Indicações conflitantes desde a última reunião, com pontos positivos no campo da inflação e riscos relacionados à alta dos juros longos nos EUA e à política fiscal, irão determinar o processo decisório do Copom

O Copom se reúne hoje com um conjunto de informações nada simples para sua tomada de decisão sobre política monetária. Desde a última reunião, temos indicações conflitantes que irão determinar o processo decisório do comitê.

Por um lado, a inflação segue a trajetória em direção à meta, com os núcleos de inflação recuando e dando a sensação de que o processo inflacionário foi controlado. Por outro, dois riscos muito perigosos se avolumaram: (i) as taxas de juros nos vértices mais longos da curva dos EUA seguiram se elevando e pressionando o custo de financiamento da dívida americana – e, consequentemente, pressionando também o custo de financiamento das dívidas dos demais países ao redor do mundo; (ii) o risco fiscal voltou aos holofotes, após a indicação pelo presidente do Brasil sobre uma mudança da meta de primário a ser perseguida no próximo ano, para que o governo não tenha que incorrer em cortes de gastos, o que colocou em xeque a credibilidade do novo arcabouço fiscal.

Mas qual seria o canal de transmissão desses riscos negativos para a inflação e, consequentemente, para a política monetária?

O efeito mais rápido e direto se dá pela moeda. Um menor diferencial de juros contra o resto do mundo, ou um aumento na percepção de risco em nossos ativos, tende a gerar um movimento de saída de recursos do país, levando a uma depreciação cambial. O caso mais recente a que podemos nos remeter é o do Chile, cujo ciclo de política monetária se iniciou de forma bem agressiva, com cortes de juros maiores que o esperado pelos agentes econômicos, o que levou a moeda a sofrer mais que seus pares. Em sua mais recente reunião, o Banco Central decidiu ser mais conservador justamente devido aos riscos dos impactos de uma moeda mais fraca sobre a inflação futura.

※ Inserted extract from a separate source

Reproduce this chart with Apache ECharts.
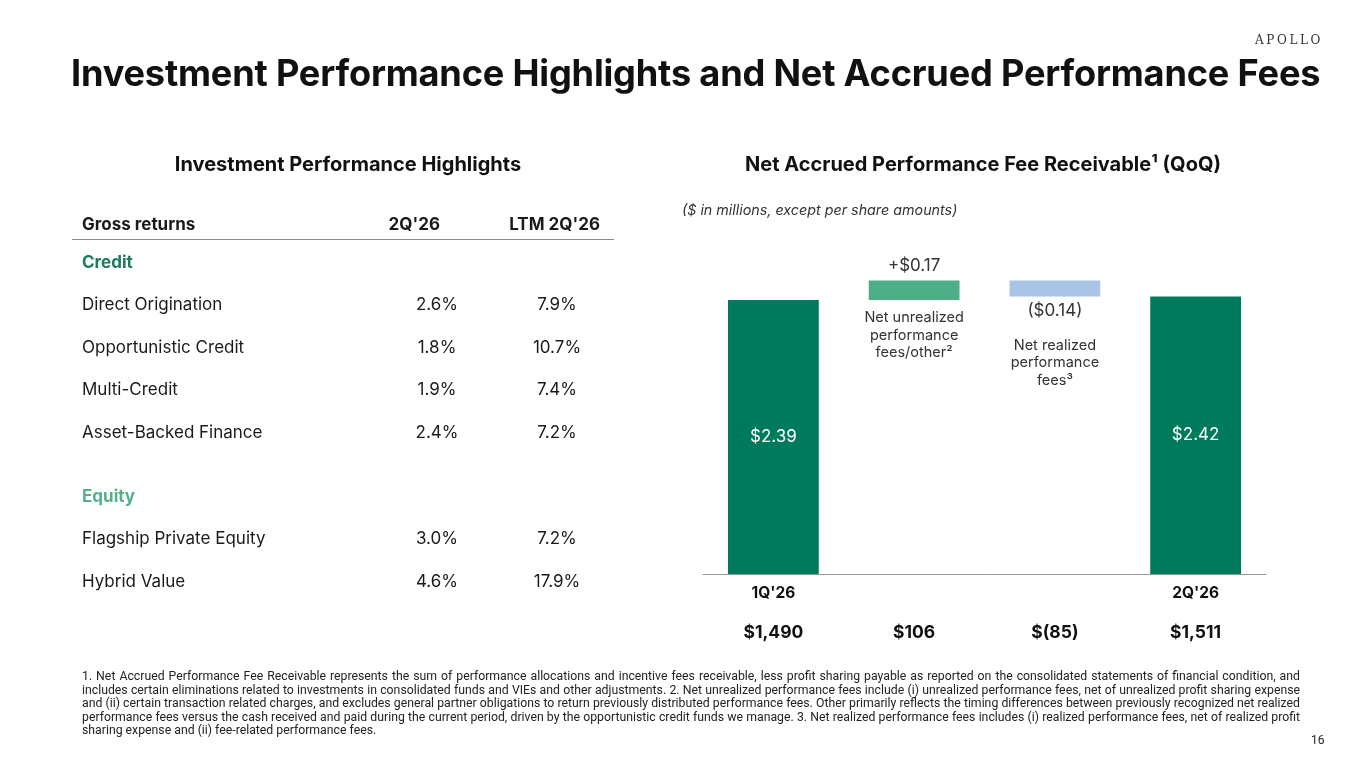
<!DOCTYPE html>
<html>
<head>
<meta charset="utf-8">
<script src="https://cdn.jsdelivr.net/npm/echarts@6/dist/echarts.min.js"></script>
<style>
  html, body { margin: 0; padding: 0; background: #fff; }
  body { width: 1365px; height: 768px; position: relative; overflow: hidden; font-family: Inter, Roboto, sans-serif; color: #1a1a1a; }
  #chart { position: absolute; left: 0; top: 0; width: 1365px; height: 768px; }
  .abs { position: absolute; white-space: nowrap; }
  .logo { left: 1255px; top: 33px; font-family: "DejaVu Serif", "Liberation Serif", serif; font-size: 12px; letter-spacing: 2.6px; color: #333; }
  .title { left: 71px; top: 51px; font-size: 36.2px; font-weight: 700; color: #111; letter-spacing: -0.2px; }
  .sub { top: 152px; font-size: 20px; font-weight: 700; color: #111; transform: translateX(-50%); }
  .note { left: 682px; top: 201px; font-size: 14.3px; font-style: italic; color: #333; }
  .row { position: absolute; left: 82px; width: 530px; height: 22px; font-size: 17px; line-height: 22px; }
  .row .lab { position: absolute; left: 0; }
  .row .c1 { position: absolute; left: 355px; width: 0; text-align: center; }
  .row .c2 { position: absolute; left: 475px; width: 0; text-align: center; }
  .row .c1 span, .row .c2 span { display: inline-block; transform: translateX(-50%); }
  .hdr { font-weight: 700; font-size: 17px; }
  .hdr .r { position: absolute; top: 0; text-align: right; }
  .sec { font-weight: 700; }
  .rule { position: absolute; left: 72px; top: 239px; width: 542px; height: 1px; background: #8c8c8c; }
  .foot { position: absolute; left: 82px; top: 670px; width: 1218px; font-family: Roboto, sans-serif; font-size: 12.27px; line-height: 13.6px; text-align: justify; color: #222; }
  .page { left: 1311px; top: 733px; font-family: Roboto, sans-serif; font-size: 12px; color: #222; }
</style>
</head>
<body>
<div id="chart"></div>
<div class="abs logo">APOLLO</div>
<div class="abs title">Investment Performance Highlights and Net Accrued Performance Fees</div>
<div class="abs sub" style="left:348px">Investment Performance Highlights</div>
<div class="abs sub" style="left:983px">Net Accrued Performance Fee Receivable¹ (QoQ)</div>
<div class="abs note">($ in millions, except per share amounts)</div>
<div class="rule"></div>
<div id="table"></div>
<div class="foot">1. Net Accrued Performance Fee Receivable represents the sum of performance allocations and incentive fees receivable, less profit sharing payable as reported on the consolidated statements of financial condition, and includes certain eliminations related to investments in consolidated funds and VIEs and other adjustments. 2. Net unrealized performance fees include (i) unrealized performance fees, net of unrealized profit sharing expense and (ii) certain transaction related charges, and excludes general partner obligations to return previously distributed performance fees. Other primarily reflects the timing differences between previously recognized net realized performance fees versus the cash received and paid during the current period, driven by the opportunistic credit funds we manage. 3. Net realized performance fees includes (i) realized performance fees, net of realized profit sharing expense and (ii) fee-related performance fees.</div>
<div class="abs page">16</div>
<script>
// table data
const tableHeader = ['Gross returns', "2Q'26", "LTM 2Q'26"];
const creditNames = ['Direct Origination', 'Opportunistic Credit', 'Multi-Credit', 'Asset-Backed Finance'];
const creditQtr = ['2.6%', '1.8%', '1.9%', '2.4%'];
const creditLtm = ['7.9%', '10.7%', '7.4%', '7.2%'];
const equityNames = ['Flagship Private Equity', 'Hybrid Value'];
const equityQtr = ['3.0%', '4.6%'];
const equityLtm = ['7.2%', '17.9%'];

// waterfall data ($ per share) and amounts ($ in millions)
const periods = ["1Q'26", '', '', "2Q'26"];
const amounts = ['$1,490', '$106', '$(85)', '$1,511'];
const startValue = 2.39;
const changes = [0.17, -0.14];
const endValue = 2.42;
const changeNames = ['Net unrealized\nperformance\nfees/other²', 'Net realized\nperformance\nfees³'];

const DARK = '#007a5c', UP = '#4caf87', DOWN = '#a9c4e6';

/* build table */
let html = '';
function addRow(top, cls, a, b, c) {
  html += '<div class="row ' + cls + '" style="top:' + (top - 11) + 'px">' +
    '<div class="lab">' + a + '</div>' +
    '<div class="c1"><span>' + b + '</span></div>' +
    '<div class="c2"><span>' + c + '</span></div></div>';
}
html += '<div class="row hdr" style="top:213px"><div class="lab">' + tableHeader[0] + '</div>' +
  '<div class="r" style="right:172px">' + tableHeader[1] + '</div>' +
  '<div class="r" style="right:12px">' + tableHeader[2] + '</div></div>';
addRow(262, 'sec', '<span style="color:#1b7c5e">Credit</span>', '', '');
for (let i = 0; i < creditNames.length; i++) {
  addRow(304 + i * 42.7, '', creditNames[i], creditQtr[i], creditLtm[i]);
}
addRow(496, 'sec', '<span style="color:#55b08c">Equity</span>', '', '');
for (let i = 0; i < equityNames.length; i++) {
  addRow(538 + i * 42.5, '', equityNames[i], equityQtr[i], equityLtm[i]);
}
document.getElementById('table').innerHTML = html;

/* build waterfall */
let base = [0];
let vals = [startValue];
let running = startValue;
for (let i = 0; i < changes.length; i++) {
  let next = running + changes[i];
  base.push(Math.min(running, next));
  vals.push(Math.abs(changes[i]));
  running = next;
}
base.push(0);
vals.push(endValue);

function fmtChange(v) {
  return v >= 0 ? '+$' + v.toFixed(2) : '($' + Math.abs(v).toFixed(2) + ')';
}

let baseData = base.map(function (b, i) {
  let item = { value: b, itemStyle: { color: 'transparent' }, label: { show: false } };
  if (i > 0 && i <= changes.length) {
    item.label = {
      show: true, position: 'insideTop', distance: changes[i - 1] >= 0 ? 9 : 40,
      formatter: changeNames[i - 1], color: '#333', fontSize: 14.5, lineHeight: 17.5,
      fontFamily: 'Inter', align: 'center'
    };
  }
  return item;
});

let valData = vals.map(function (v, i) {
  if (i === 0 || i === vals.length - 1) {
    return {
      value: v, itemStyle: { color: DARK },
      label: { show: true, position: 'inside', formatter: '$' + v.toFixed(2), color: '#fff', fontSize: 17, fontFamily: 'Inter' }
    };
  }
  let ch = changes[i - 1];
  return {
    value: v, itemStyle: { color: ch >= 0 ? UP : DOWN },
    label: { show: true, position: ch >= 0 ? 'top' : 'bottom', distance: 6, formatter: fmtChange(ch), color: '#333', fontSize: 17, fontFamily: 'Inter' }
  };
});

let myChart = echarts.init(document.getElementById('chart'), null, { renderer: 'canvas' });
let option = {
  animation: false,
  grid: { left: 703, right: 99, top: 230, bottom: 194, containLabel: false },
  xAxis: {
    type: 'category',
    data: periods,
    axisLine: { lineStyle: { color: '#9a9a9a', width: 1 } },
    axisTick: { show: false },
    axisLabel: {
      margin: 8,
      interval: 0,
      formatter: function (val, idx) {
        return '{q|' + (val || ' ') + '}\n{m|' + amounts[idx] + '}';
      },
      rich: {
        q: { fontSize: 15.5, fontWeight: 'bold', color: '#111', lineHeight: 22, fontFamily: 'Inter' },
        m: { fontSize: 17.5, fontWeight: 'bold', color: '#111', lineHeight: 58, fontFamily: 'Inter' }
      }
    }
  },
  yAxis: { type: 'value', min: 0, max: 3, show: false, splitLine: { show: false } },
  series: [
    { type: 'bar', stack: 'wf', data: baseData, barWidth: '64.5%', silent: true },
    { type: 'bar', stack: 'wf', data: valData, barWidth: '64.5%' }
  ]
};
myChart.setOption(option, true);
</script>
</body>
</html>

Um segundo efeito – que tende a ocorrer de forma mais lenta, mas que não é menos relevante – é o efeito sobre a demanda. Um fiscal mais expansionista que o esperado neste momento gera um impulso de demanda indesejado pela política monetária, elevando a pressão sobre os fatores de produção e gerando pressão sobre a inflação futura. O caso dos EUA deixa claro qual a resultante de uma política fiscal expansionista em uma economia onde o banco central tenta conter a inflação. Mesmo com a taxa de juros básica tendo se elevado acima de 5%, a atividade econômica americana, sustentada pelo consumo das famílias, segue crescendo a taxas acima do potencial e deixa o Fomc ainda pressionado e confuso, sem ter clareza se novas altas de juros são necessárias com vistas a gerar a desaceleração da atividade exigida para o pleno controle da inflação.

O Copom iniciou o processo de corte de juros com uma dose levemente mais agressiva do que o esperado e, desde então, as sinalizações seguem sendo de manutenção do ritmo de cortes de 50 pontos-base nas reuniões posteriores, em uma forma de emitir um “guidance” de que ainda estaríamos distantes do ponto final do ciclo e que não necessitaríamos discutir no curto prazo um ritmo diferente para os cortes de juros.

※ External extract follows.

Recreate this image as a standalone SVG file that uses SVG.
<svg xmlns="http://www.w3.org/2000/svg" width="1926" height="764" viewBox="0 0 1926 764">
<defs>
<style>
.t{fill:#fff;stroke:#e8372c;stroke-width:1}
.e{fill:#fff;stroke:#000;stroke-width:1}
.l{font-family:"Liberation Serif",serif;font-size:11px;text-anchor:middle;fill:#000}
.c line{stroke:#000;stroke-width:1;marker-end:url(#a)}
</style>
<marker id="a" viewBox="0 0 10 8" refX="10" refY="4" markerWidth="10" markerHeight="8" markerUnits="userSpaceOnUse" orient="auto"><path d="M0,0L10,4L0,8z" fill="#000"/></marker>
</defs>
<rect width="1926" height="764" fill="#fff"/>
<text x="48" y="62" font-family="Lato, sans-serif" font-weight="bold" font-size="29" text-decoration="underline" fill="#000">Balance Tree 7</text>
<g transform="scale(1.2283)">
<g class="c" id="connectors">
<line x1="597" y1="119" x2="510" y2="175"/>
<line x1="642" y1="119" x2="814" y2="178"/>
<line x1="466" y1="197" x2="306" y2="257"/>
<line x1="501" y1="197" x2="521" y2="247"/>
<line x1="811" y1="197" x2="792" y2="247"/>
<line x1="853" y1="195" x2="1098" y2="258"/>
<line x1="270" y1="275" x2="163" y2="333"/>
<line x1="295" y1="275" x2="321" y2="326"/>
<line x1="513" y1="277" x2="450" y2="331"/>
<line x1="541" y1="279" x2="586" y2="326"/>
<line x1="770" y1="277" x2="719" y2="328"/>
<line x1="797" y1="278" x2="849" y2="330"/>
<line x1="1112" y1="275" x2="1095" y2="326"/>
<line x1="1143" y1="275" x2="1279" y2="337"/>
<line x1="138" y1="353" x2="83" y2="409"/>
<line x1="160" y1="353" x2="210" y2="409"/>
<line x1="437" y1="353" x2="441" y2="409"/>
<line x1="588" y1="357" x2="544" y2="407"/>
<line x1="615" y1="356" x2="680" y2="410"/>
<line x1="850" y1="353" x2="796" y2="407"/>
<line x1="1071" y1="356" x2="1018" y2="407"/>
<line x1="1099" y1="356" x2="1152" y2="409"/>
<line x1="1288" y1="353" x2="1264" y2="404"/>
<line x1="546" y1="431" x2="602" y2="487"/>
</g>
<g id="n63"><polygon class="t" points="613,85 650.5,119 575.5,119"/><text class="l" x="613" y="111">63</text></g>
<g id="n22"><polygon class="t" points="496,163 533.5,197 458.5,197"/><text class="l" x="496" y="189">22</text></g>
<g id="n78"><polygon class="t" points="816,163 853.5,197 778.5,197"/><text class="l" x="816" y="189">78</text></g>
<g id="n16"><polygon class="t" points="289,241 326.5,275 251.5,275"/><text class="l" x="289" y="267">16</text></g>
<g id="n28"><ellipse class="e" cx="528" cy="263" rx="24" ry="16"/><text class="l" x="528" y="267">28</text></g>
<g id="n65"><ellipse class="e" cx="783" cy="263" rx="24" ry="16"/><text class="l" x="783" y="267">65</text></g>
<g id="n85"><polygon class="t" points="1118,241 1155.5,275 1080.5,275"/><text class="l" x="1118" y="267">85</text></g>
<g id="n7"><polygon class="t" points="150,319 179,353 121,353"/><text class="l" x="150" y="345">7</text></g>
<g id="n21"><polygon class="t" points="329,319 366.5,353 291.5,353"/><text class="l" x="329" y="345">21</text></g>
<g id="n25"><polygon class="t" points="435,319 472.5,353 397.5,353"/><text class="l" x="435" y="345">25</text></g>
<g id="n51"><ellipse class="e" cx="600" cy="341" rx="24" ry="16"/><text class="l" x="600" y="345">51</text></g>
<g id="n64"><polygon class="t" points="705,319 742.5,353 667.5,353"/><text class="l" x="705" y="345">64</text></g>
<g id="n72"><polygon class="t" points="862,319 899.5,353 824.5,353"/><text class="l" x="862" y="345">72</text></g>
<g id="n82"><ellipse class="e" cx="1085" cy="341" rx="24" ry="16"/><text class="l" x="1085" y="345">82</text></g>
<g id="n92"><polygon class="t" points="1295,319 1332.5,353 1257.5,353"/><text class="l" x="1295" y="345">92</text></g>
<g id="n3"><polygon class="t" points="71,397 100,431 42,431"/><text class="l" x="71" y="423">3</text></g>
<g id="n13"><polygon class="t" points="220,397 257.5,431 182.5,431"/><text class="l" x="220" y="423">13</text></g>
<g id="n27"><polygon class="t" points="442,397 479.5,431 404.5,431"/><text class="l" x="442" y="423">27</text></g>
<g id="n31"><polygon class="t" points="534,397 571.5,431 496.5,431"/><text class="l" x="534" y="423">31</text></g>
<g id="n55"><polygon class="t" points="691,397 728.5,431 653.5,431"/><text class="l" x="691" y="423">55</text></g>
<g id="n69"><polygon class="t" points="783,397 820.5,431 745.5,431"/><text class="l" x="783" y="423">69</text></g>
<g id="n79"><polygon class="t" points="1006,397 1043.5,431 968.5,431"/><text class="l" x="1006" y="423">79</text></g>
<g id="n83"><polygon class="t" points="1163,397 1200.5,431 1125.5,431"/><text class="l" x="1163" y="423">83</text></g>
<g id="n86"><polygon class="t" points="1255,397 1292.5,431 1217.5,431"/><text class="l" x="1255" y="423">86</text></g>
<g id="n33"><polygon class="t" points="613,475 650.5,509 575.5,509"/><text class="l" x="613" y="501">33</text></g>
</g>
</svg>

A dúvida que se coloca no momento é: diante dos riscos apresentados, o Copom pode se dar ao luxo de seguir indicando dois cortes adicionais de 50 pontos-base nas reuniões vindouras ou deveria mudar a estratégia sob os riscos de uma maior depreciação cambial ou de uma maior inclinação da curva de juros que atrapalhe a condução da política monetária?

Como destacado anteriormente, a inflação segue muito contida, com melhoras em todos os seus determinantes. Com isso, os modelos de projeções condicionais seguem indicando para os próximos anos uma inflação ao redor da meta (principalmente em 2025), mesmo com cortes de juros que levam a Selic para o entorno de 9,0%. Por outro lado, na velocidade de deterioração dos condicionantes externo e fiscal, seria arriscado dar um guidance para daqui a três meses sob o risco de não poder confirmá-lo.

Por isso, neste momento, a melhor opção para o Copom seria indicar mais um corte de 50 pontos-base somente para a reunião de dezembro de 2023 e citar que irá observar os riscos internos e externos para decidir qual o patamar final da Selic e o ritmo dos movimentos nas reuniões de 2024, sob a ameaça de sofrermos uma depreciação cambial que poderá atrapalhar a convergência da inflação para a meta e que teria efeitos ainda mais custosos ao país. É a hora de o Copom reconhecer os riscos, ter serenidade e seguir avançando no processo de desinflação.